The key is listening. As author Llewellyn Vaughan-Lee points out in his enlightening new book Prayer of the Heart in Christian and Sufi Mysticism
:

“Learning to pray is learning to listen. Within the heart we learn to wait with patience for God’s words, which may come even when we have not asked.”

3. Separate the word of God from the voice of the ego.

A friend once told me that she hears lots of words in her head, the problem is figuring which are the right ones. And maybe that’s the hard part. But once you’ re able to tune in to the “soul at the center of nature” as Emerson calls it, you’ll find there’s a single, authentic voice there.

When I say voice, it doesn’t always come through in words (though it can), but usually in the form of a deep-seeded intuition. One moment you’re questioning the correct next step at work, at home, in love or in life. The next moment you know the answer with certainty.

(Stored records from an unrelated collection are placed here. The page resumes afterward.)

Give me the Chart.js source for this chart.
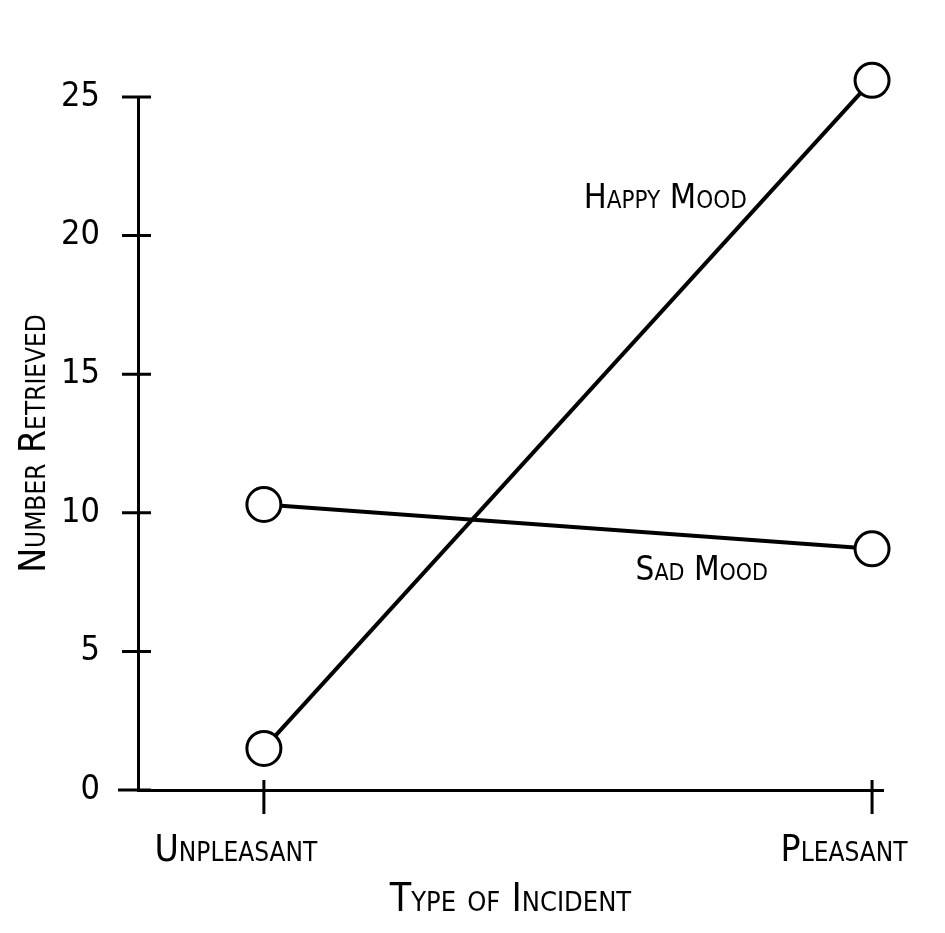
<!DOCTYPE html>
<html>
<head>
<meta charset="utf-8">
<script src="https://cdn.jsdelivr.net/npm/chart.js"></script>
<style>
  html, body { margin: 0; padding: 0; background: #fff; }
  #wrap { width: 945px; height: 933px; }
</style>
</head>
<body>
<div id="wrap"><canvas id="myChart"></canvas></div>
<script>
// values
const categories = ['Unpleasant', 'Pleasant'];
const seriesNames = ['Happy Mood', 'Sad Mood'];
const happyMood = [1.5, 25.6];
const sadMood = [10.3, 8.7];
const yTicks = [0, 5, 10, 15, 20, 25];

const fam = "'DejaVu Sans Condensed', 'Liberation Sans Narrow', sans-serif";

function toPoints(vals) {
   return vals.map((v, i) => ({ x: i, y: v }));
}

// crossing tick marks and the little stub of x axis left of the y axis
const axisMarks = {
   id: 'axisMarks',
   beforeDatasetsDraw(chart) {
      const { ctx, chartArea, scales: { x, y } } = chart;
      ctx.save();
      ctx.strokeStyle = '#000';
      ctx.lineWidth = 3;
      ctx.lineCap = 'butt';
      ctx.beginPath();
      const y0 = y.getPixelForValue(0);
      ctx.moveTo(chartArea.left - 20, y0);
      ctx.lineTo(chartArea.left, y0);
      yTicks.forEach(v => {
         const py = y.getPixelForValue(v);
         ctx.moveTo(chartArea.left - 16, py);
         ctx.lineTo(chartArea.left + 13, py);
      });
      categories.forEach((c, i) => {
         const px = x.getPixelForValue(i);
         ctx.moveTo(px, y0 - 10);
         ctx.lineTo(px, y0 + 24);
      });
      ctx.stroke();
      ctx.restore();
   }
};

// series names written next to the lines
const lineNames = {
   id: 'lineNames',
   afterDatasetsDraw(chart, args, opts) {
      const { ctx, scales: { x, y } } = chart;
      ctx.save();
      ctx.fillStyle = '#000';
      ctx.textAlign = 'center';
      ctx.textBaseline = 'middle';
      opts.spots.forEach((s, i) => {
         ctx.font = 'small-caps ' + s[2] + 'px ' + fam;
         ctx.fillText(seriesNames[i], x.getPixelForValue(s[0]), y.getPixelForValue(s[1]));
      });
      ctx.restore();
   }
};

const pointStyle = {
   borderColor: '#000',
   backgroundColor: '#000',
   pointBackgroundColor: '#fff',
   pointBorderColor: '#000',
   pointBorderWidth: 3,
   pointRadius: 17,
   borderWidth: 4,
   tension: 0,
   clip: false
};

// chart.js rejects 'small-caps' as a style, so it rides in the weight slot
const caps = size => ({ family: fam, size: size, weight: 'small-caps' });

new Chart(document.getElementById('myChart'), {
   type: 'line',
   data: {
      datasets: [
         Object.assign({ label: seriesNames[0], data: toPoints(happyMood) }, pointStyle),
         Object.assign({ label: seriesNames[1], data: toPoints(sadMood) }, pointStyle)
      ]
   },
   options: {
      responsive: true,
      maintainAspectRatio: false,
      animation: false,
      layout: { padding: { top: 97, right: 62, left: 0, bottom: 0 } },
      plugins: {
         legend: { display: false },
         tooltip: { enabled: false },
         lineNames: { spots: [[0.66, 21.3, 34], [0.72, 7.9, 33]] }
      },
      scales: {
         x: {
            type: 'linear',
            min: -0.207,
            max: 1.018,
            afterBuildTicks: s => { s.ticks = categories.map((c, i) => ({ value: i })); },
            afterFit: s => { s.height = 143; s.paddingLeft = 0; s.paddingRight = 0; },
            grid: { display: false, drawTicks: false },
            border: { display: true, color: '#000', width: 3 },
            ticks: {
               color: '#000',
               padding: 39,
               labelOffset: -28,
               font: caps(37),
               callback: v => categories[v]
            },
            title: {
               display: true,
               text: 'Type of Incident',
               color: '#000',
               padding: { top: 0, bottom: 9 },
               font: caps(39)
            }
         },
         y: {
            min: 0,
            max: 25,
            afterBuildTicks: s => { s.ticks = yTicks.map(v => ({ value: v })); },
            afterFit: s => { s.width = 138; s.paddingTop = 0; s.paddingBottom = 0; },
            grid: { display: false, drawTicks: false },
            border: { display: true, color: '#000', width: 3 },
            ticks: {
               color: '#000',
               padding: 38,
               font: { family: fam, size: 34 }
            },
            title: {
               display: true,
               text: 'Number Retrieved',
               color: '#000',
               padding: { top: 13, bottom: 0 },
               font: caps(37)
            }
         }
      }
   },
   plugins: [axisMarks, lineNames]
});
</script>
</body>
</html>
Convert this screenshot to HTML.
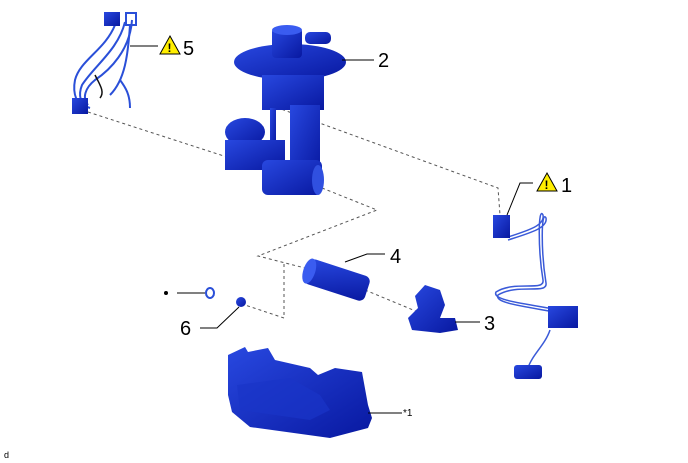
<!DOCTYPE html>
<html><head><style>
html,body{margin:0;padding:0;background:#fff;}
svg{display:block;}
text{font-family:"Liberation Sans",sans-serif;fill:#000;}
</style></head><body>
<svg width="688" height="463" viewBox="0 0 688 463" xmlns="http://www.w3.org/2000/svg">
<defs>
<linearGradient id="b" x1="0" y1="0" x2="1" y2="1"><stop offset="0" stop-color="#2848e0"/><stop offset="1" stop-color="#0818a0"/></linearGradient>
</defs>
<g fill="none" stroke="#555" stroke-width="1" stroke-dasharray="3,3">
<polyline points="88,112 230,158"/>
<polyline points="268,88 270,105 498,188 500,215"/>
<polyline points="322,188 377,210 258,256 305,268"/>
<polyline points="284,264 284,318 245,305"/>
<polyline points="365,290 418,312"/>
</g>
<!-- harness 5 -->
<g fill="none" stroke="#2a4fd8" stroke-width="2">
<path d="M115,25 C105,50 80,60 75,80 C72,95 78,105 85,110"/>
<path d="M125,22 C118,50 95,65 82,85 C78,95 80,105 90,108"/>
<path d="M132,20 C130,50 110,70 95,80 C85,88 82,98 88,105"/>
<path d="M130,25 C128,55 125,80 110,95"/>
<path d="M120,80 C126,88 130,95 130,108"/>
</g>
<path d="M95,75 C100,85 105,92 100,98" stroke="#111" stroke-width="1.5" fill="none"/>
<rect x="104" y="12" width="16" height="14" fill="url(#b)"/>
<rect x="126" y="13" width="10" height="12" fill="none" stroke="#2a4fd8" stroke-width="2"/>
<rect x="72" y="98" width="16" height="16" fill="url(#b)"/>
<line x1="130" y1="46" x2="158" y2="46" stroke="#000"/>
<polygon points="170,36 180,54 160,54" fill="#ffee00" stroke="#000"/>
<text x="167.5" y="52" font-size="12" font-weight="bold">!</text>
<text x="183" y="55" font-size="20">5</text>
<!-- pump 2 -->
<ellipse cx="290" cy="62" rx="56" ry="18" fill="url(#b)"/>
<rect x="272" y="28" width="30" height="30" rx="4" fill="url(#b)"/>
<ellipse cx="287" cy="30" rx="15" ry="5" fill="#3a5cf0"/>
<rect x="305" y="32" width="26" height="12" rx="5" fill="url(#b)"/>
<rect x="262" y="75" width="62" height="35" fill="url(#b)"/>
<rect x="290" y="105" width="30" height="70" fill="url(#b)"/>
<rect x="270" y="108" width="6" height="40" fill="url(#b)"/>
<ellipse cx="245" cy="132" rx="20" ry="14" fill="url(#b)"/>
<rect x="225" y="140" width="60" height="30" fill="url(#b)"/>
<rect x="262" y="160" width="60" height="35" rx="6" fill="url(#b)"/>
<ellipse cx="318" cy="180" rx="6" ry="15" fill="#3050e0"/>
<line x1="342" y1="60" x2="374" y2="60" stroke="#000"/>
<text x="378" y="67" font-size="20">2</text>
<!-- sender 1 -->
<g fill="none" stroke="#3a5ad8" stroke-width="1.5">
<path d="M508,237 C530,230 545,225 543,215 C538,205 538,250 543,280 C545,292 515,280 496,292 C492,300 520,303 560,310"/>
<path d="M508,240 C530,233 548,228 546,218 C541,209 541,252 546,283 C548,295 518,283 498,295 C494,303 522,306 560,313"/>
<path d="M550,330 C545,345 532,355 528,368"/>
</g>
<rect x="493" y="215" width="17" height="23" fill="url(#b)"/>
<rect x="548" y="306" width="30" height="22" fill="url(#b)"/>
<rect x="514" y="365" width="28" height="14" rx="3" fill="url(#b)"/>
<polyline points="507,215 520,183 533,183" fill="none" stroke="#000"/>
<polygon points="547,173 557,191 537,191" fill="#ffee00" stroke="#000"/>
<text x="544.5" y="189" font-size="12" font-weight="bold">!</text>
<text x="561" y="192" font-size="20">1</text>
<!-- motor 4 -->
<g transform="rotate(18 340 280)">
<rect x="305" y="268" width="64" height="26" rx="6" fill="url(#b)"/>
<ellipse cx="308" cy="281" rx="6" ry="13" fill="#3a5cf0"/>
</g>
<polyline points="345,262 367,254 385,254" fill="none" stroke="#000"/>
<text x="390" y="263" font-size="20">4</text>
<!-- bracket 3 -->
<path d="M425,285 L440,290 L445,305 L440,318 L455,318 L458,330 L440,333 L412,330 L408,318 L418,308 L415,296 Z" fill="url(#b)"/>
<line x1="455" y1="322" x2="480" y2="322" stroke="#000"/>
<text x="484" y="330" font-size="20">3</text>
<!-- small parts -->
<circle cx="166" cy="293" r="2" fill="#000"/>
<line x1="177" y1="293" x2="205" y2="293" stroke="#000"/>
<ellipse cx="210" cy="293" rx="4" ry="5" fill="none" stroke="#2a4fd8" stroke-width="2"/>
<circle cx="241" cy="302" r="5" fill="url(#b)"/>
<polyline points="239,307 217,328 200,328" fill="none" stroke="#000"/>
<text x="180" y="335" font-size="20">6</text>
<!-- housing *1 -->
<path d="M228,355 L245,347 L248,352 L268,348 L275,360 L310,368 L318,375 L335,368 L362,372 L368,405 L372,418 L368,428 L330,438 L250,427 L232,412 L228,395 Z" fill="url(#b)"/>
<path d="M237,385 L290,378 L320,395 L330,410 L310,420 L240,410 Z" fill="#1a34c8" opacity="0.7"/>
<line x1="368" y1="413" x2="402" y2="413" stroke="#000"/>
<text x="403" y="416" font-size="10">*1</text>
<text x="4" y="458" font-size="9">d</text>
</svg>
</body></html>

The one important part is learning to separate the false voice of the ego with the true voice of the soul and God. Vaughan-Lee advises that
:

“Such listening requires both attentiveness and discrimination, as it is not always easy to discriminate between the voice of the ego and the voice of our Beloved. But there is a distinct difference: the words of the ego and mind belong to duality; the words of the heart carry the imprint of oneness. In the heart there is no argument, no you and me, just an unfolding oneness. The heart embraces a difficulty, while the ego takes sides.”

What’s the importance of this morning conversation with God? Again, in the words of Ralph Trine:

“The little time spent in the quiet each day, alone with one’s God, that we may make and keep our connection with the Infinite source—our source and our life—will be a boon to any life. It will prove, if we are faithful, to be the most priceless possession that we have.”

That pretty well sums it up. It’s a priceless moment, one that helps me—and can help you—start every day in the right frame of mind, with the added assurance that any additional wisdom or guidance you need is never too far away.